Take the most generic 'Lifetime' movie plot you can think of, add a thoroughly obnoxious 'heroine' and then suck out all of the suspense or tension and the result would look something like Lisa.
Staci Keanan is Lisa, a particularly annoying 14 year-old girl who consistenly butts heads with her single mom, Cheryl Ladd, over her desire to start dating. Since she isn't allowed to go out with boys, she and her best friend get their kicks taking photographs of strange guys they see on the street and then prank-calling them. Unbeknownst to Lisa, her newest target just so happens to be the local serial killer known as the 'Candlelight Killer,' played by D.W. Moffett.
This plot idea is all well and good, but it takes forever to get there, and then it becomes obvious that Lisa has nowhere to go, really. After about the first 10 minutes you can pretty much guess every single thing that's going to happen in this movie. When I called Lisa a 'Lifetime'-level movie, I wasn't being glib. Everything about Lisa is just so flat: it looks cheap, it's not directed with any style, any signs of true peril or violence are off screen, and there is nothing in here to distinguish itself as being anything worthy of a theatrical release.

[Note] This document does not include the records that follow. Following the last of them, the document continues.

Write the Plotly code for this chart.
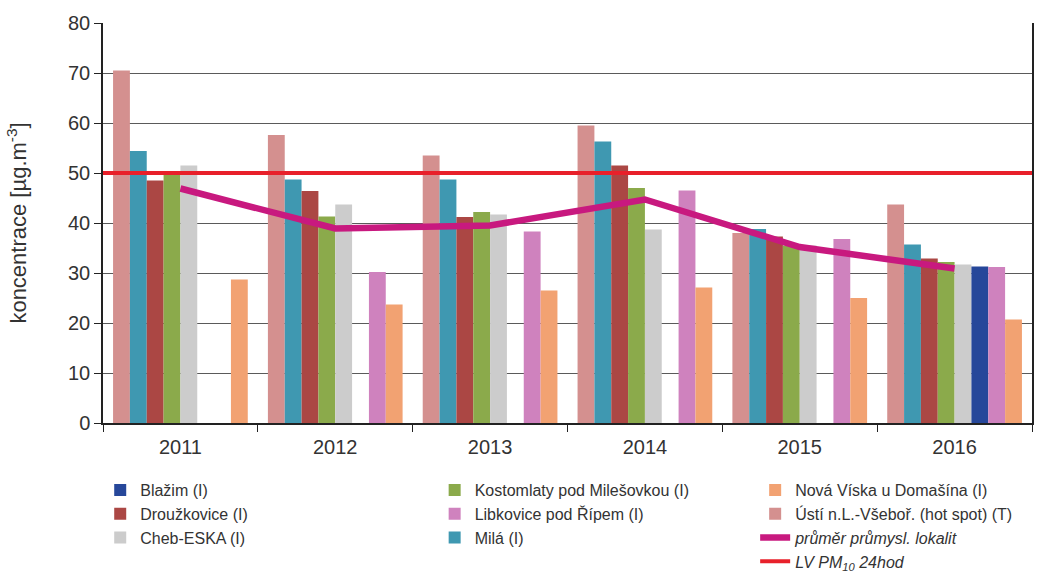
import plotly.graph_objects as go

years = ["2011", "2012", "2013", "2014", "2015", "2016"]

usti = [70.5, 57.6, 53.5, 59.5, 38.0, 43.7]
mila = [54.4, 48.7, 48.7, 56.3, 38.8, 35.7]
drouzkovice = [48.5, 46.4, 41.2, 51.5, 37.3, 32.9]
kostomlaty = [49.8, 41.3, 42.2, 47.0, 35.5, 32.2]
cheb = [51.5, 43.7, 41.7, 38.7, 35.5, 31.7]
blazim = [None, None, None, None, None, 31.3]
libkovice = [None, 30.2, 38.3, 46.5, 36.8, 31.2]
nova_viska = [28.7, 23.7, 26.5, 27.1, 25.0, 20.7]
prumer = [46.9, 38.9, 39.5, 44.7, 35.2, 30.9]
lv_limit = 50

y_ticks = [0, 10, 20, 30, 40, 50, 60, 70, 80]

# (name, values, colour, legend group, rank)
bars = [
    ("Ústí n.L.-Všeboř. (hot spot) (T)", usti, "#D4908F", "legend3", 2),
    ("Milá (I)", mila, "#3F98B1", "legend2", 3),
    ("Droužkovice (I)", drouzkovice, "#AB4744", "legend", 2),
    ("Kostomlaty pod Milešovkou (I)", kostomlaty, "#8BAA4B", "legend2", 1),
    ("Cheb-ESKA (I)", cheb, "#CCCCCC", "legend", 3),
    ("Blažim (I)", blazim, "#26479A", "legend", 1),
    ("Libkovice pod Řípem (I)", libkovice, "#CF82BE", "legend2", 2),
    ("Nová Víska u Domašína (I)", nova_viska, "#F2A272", "legend3", 1),
]

fig = go.Figure()
for name, vals, col, lg, rank in bars:
    fig.add_trace(go.Bar(
        x=years, y=vals, name=name, marker=dict(color=col, line=dict(width=0)),
        legend=lg, legendrank=rank,
    ))

fig.add_trace(go.Scatter(
    x=years, y=prumer, mode="lines", name="<i>průměr průmysl. lokalit</i>",
    line=dict(color="#C8197F", width=6.5), legend="legend3", legendrank=3,
))

fig.add_trace(go.Scatter(
    x=[0, 1], y=[lv_limit, lv_limit], mode="lines", xaxis="x2",
    name="<i>LV PM<sub>10</sub> 24hod</i>",
    line=dict(color="#E8202A", width=4), legend="legend3", legendrank=4,
))

legend_font = dict(family="Liberation Sans, Arial", size=16, color="#333333")
leg_common = dict(font=legend_font, bgcolor="rgba(0,0,0,0)", yanchor="top",
                  y=-0.125, xanchor="left", orientation="v", itemwidth=30,
                  tracegroupgap=0)

fig.update_layout(
    width=1056, height=572,
    margin=dict(l=103, r=24, t=23, b=149, autoexpand=False),
    paper_bgcolor="white", plot_bgcolor="white",
    barmode="group", bargap=0.13, bargroupgap=0,
    font=dict(family="Liberation Sans, Arial", color="#333333"),
    showlegend=True,
    legend=dict(x=-0.003, **leg_common),
    legend2=dict(x=0.357, **leg_common),
    legend3=dict(x=0.702, **leg_common),
    xaxis=dict(
        type="category", showgrid=False, showline=True, linecolor="#222222",
        linewidth=1.5, ticks="outside", tickson="boundaries", ticklen=7,
        tickcolor="#222222", tickfont=dict(size=20, color="#333333"),
        ticklabelstandoff=5, automargin=False,
    ),
    xaxis2=dict(overlaying="x", range=[0, 1], visible=False, fixedrange=True),
    yaxis=dict(
        range=[0, 80], tickvals=y_ticks, showgrid=True, gridcolor="#5a5a5a",
        gridwidth=1, showline=True, linecolor="#222222", linewidth=1.5,
        ticks="outside", ticklen=7, tickcolor="#222222",
        tickfont=dict(size=20, color="#333333"), zeroline=False,
        mirror=True, automargin=False,
    ),
    annotations=[dict(
        text="koncentrace [µg.m<sup>-3</sup>]", textangle=-90,
        xref="paper", yref="paper", x=-0.093, y=0.5,
        xanchor="center", yanchor="middle", showarrow=False,
        font=dict(size=22, color="#333333"),
    )],
)

fig.write_html("out.html", config={"displayModeBar": False},
               post_script="document.body.style.margin='0px';")
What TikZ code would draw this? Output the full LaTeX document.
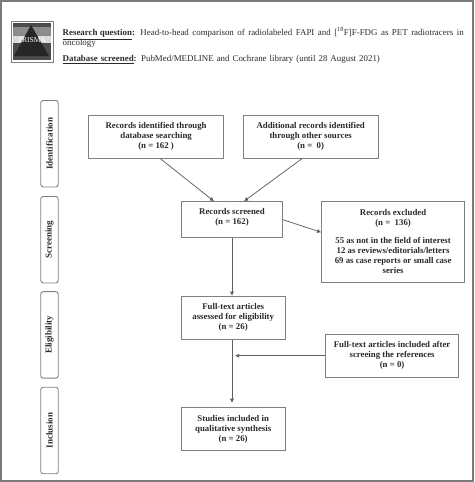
\documentclass[tikz,border=0pt]{standalone}
\usepackage{fontspec}
\setmainfont{Liberation Serif}
\usepackage{xcolor}
\usetikzlibrary{arrows.meta,calc,positioning,shapes.geometric}
\definecolor{framegray}{HTML}{7A7A7A}
\definecolor{linegray}{HTML}{808080}
\definecolor{textdark}{HTML}{2A2A2A}
\tikzset{
  flowline/.style={textdark!75, -{Latex[length=4.2pt,width=4.4pt]}, line width=0.75pt},
  boxnode/.style={draw=linegray, rectangle, line width=0.9pt, align=center, inner sep=0pt, text=textdark, font=\fontsize{8.8}{10}\selectfont\bfseries},
  phasenode/.style={draw=linegray, rounded corners=2.5pt, line width=0.9pt, minimum width=17.5pt, minimum height=86.5pt, inner sep=0pt},
  phaselabel/.style={rotate=90, text=textdark, font=\fontsize{9}{10}\selectfont\bfseries},
  headnode/.style={anchor=north west, inner sep=0pt, text=textdark, font=\fontsize{8.9}{10}\selectfont, execute at begin node={\lineskiplimit=-4pt\relax}}
}
\begin{document}
\begin{tikzpicture}[x=1pt,y=-1pt]
  \useasboundingbox (0,0) rectangle (474,482);
  \draw[framegray, line width=2.2pt] (1,1) rectangle (473,481);
  % logo
  \draw[linegray, fill=white, line width=0.9pt] (11,21) rectangle (53,62);
  \fill[black!70] (13,23) rectangle (51,60);
  \fill[black!45] (13,27) rectangle (51,36);
  \fill[white!85!black] (13,36) rectangle (51,43);
  \fill[black!85] (31,25) -- (49,56) -- (14,56) -- cycle;
  \node[text=white, font=\fontsize{7.5}{7.5}\selectfont] at (32,39.7) {PRISMA};
  % header
  \node[headnode, text width=401pt, align=justify] (question) at (62.5,27.5) {\underline{\textbf{Research question}}\textbf{:} Head-to-head comparison of radiolabeled FAPI and [\textsuperscript{18}F]F-FDG as PET radiotracers in\linebreak oncology};
  \node[headnode, text width=401pt, align=left] (database) at (62.5,55.3) {\underline{\textbf{Database screened}}\textbf{:} PubMed/MEDLINE and Cochrane library (until 28 August 2021)};
  % phases
  \node[phasenode] (identification) at (49.5,143.7) {};
  \node[phasenode] (screening) at (49.5,239.7) {};
  \node[phasenode] (eligibility) at (49.5,334.9) {};
  \node[phasenode] (inclusion) at (49.5,430.5) {};
  \node[phaselabel] at (identification) {Identification};
  \node[phaselabel] at (screening) {Screening};
  \node[phaselabel] at (eligibility) {Eligibility};
  \node[phaselabel] at (inclusion) {Inclusion};
  % boxes
  \node[boxnode, minimum width=134.8pt, minimum height=43pt] (identified) at (156.1,136.5) {Records identified through\\database searching\\(n = 162 )};
  \node[boxnode, minimum width=134.5pt, minimum height=43pt] (additional) at (310.7,136.5) {Additional records identified\\through other sources\\(n =\ \ 0)};
  \node[boxnode, minimum width=101pt, minimum height=36pt] (screened) at (232,219.7) {Records screened\\(n = 162)\rule[-7.4pt]{0pt}{7.4pt}};
  \node[boxnode, minimum width=142.8pt, minimum height=80.3pt] (excluded) at (393.1,241.8) {Records excluded\\(n =\ \ 136)\\[8pt]55 as not in the field of interest\\12 as reviews/editorials/letters\\69 as case reports or small case\\series};
  \node[boxnode, minimum width=103.5pt, minimum height=43pt] (fulltext) at (233.2,317.8) {Full-text articles\\assessed for eligibility\\(n = 26)};
  \node[boxnode, minimum width=132.8pt, minimum height=43.3pt] (afterrefs) at (392.1,355.7) {Full-text articles included after\\screeing the references\\(n = 0)};
  \node[boxnode, minimum width=103.5pt, minimum height=43.3pt] (studies) at (233.2,429) {Studies included in\\qualitative synthesis\\(n = 26)};
  % connectors
  \coordinate (joint) at (235,355.7);
  \draw[flowline] ([xshift=4pt]identified.south) -- ([xshift=-18pt]screened.north);
  \draw[flowline] ([xshift=-8.5pt]additional.south) -- ([xshift=12pt]screened.north);
  \draw[flowline] (screened.east) -- ([yshift=9.5pt]excluded.west);
  \draw[flowline] (screened.south) -- (screened.south |- fulltext.north);
  \draw[flowline] (fulltext.south -| screened.south) -- ([yshift=4pt]screened.south |- studies.north);
  \draw[flowline] (afterrefs.west) -- (joint);
\end{tikzpicture}
\end{document}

The film's biggest problem is by making the character of Lisa so thoroughly unlikable. She comes off as such a complete, insufferable brat you wonder why Ladd doesn't just backhand her across the room on a regular basis, because she needs it. Couple that with how stupid she is by making these phone calls as well as the plot thread involving Lisa trying to hook her mom up with the 'Candlelight Killer,' and all audience sympathy is drained away. Keanan's performance is okay, I suppose; she at least complains convincingly. Ladd is your standard 'movie mom' and Moffett is just a blank slate, which may not be entirely his fault since his underwritten character gives him nothing to work with.
Lisa is the very definition of disposable. Why anyone felt a burning need to make it is the big mystery here. It's written and directed without energy and performed without conviction. Audiences, justifiably, felt no need to see it in theatres, and by continuing to avoid it, they'll be doing themselves a huge favor.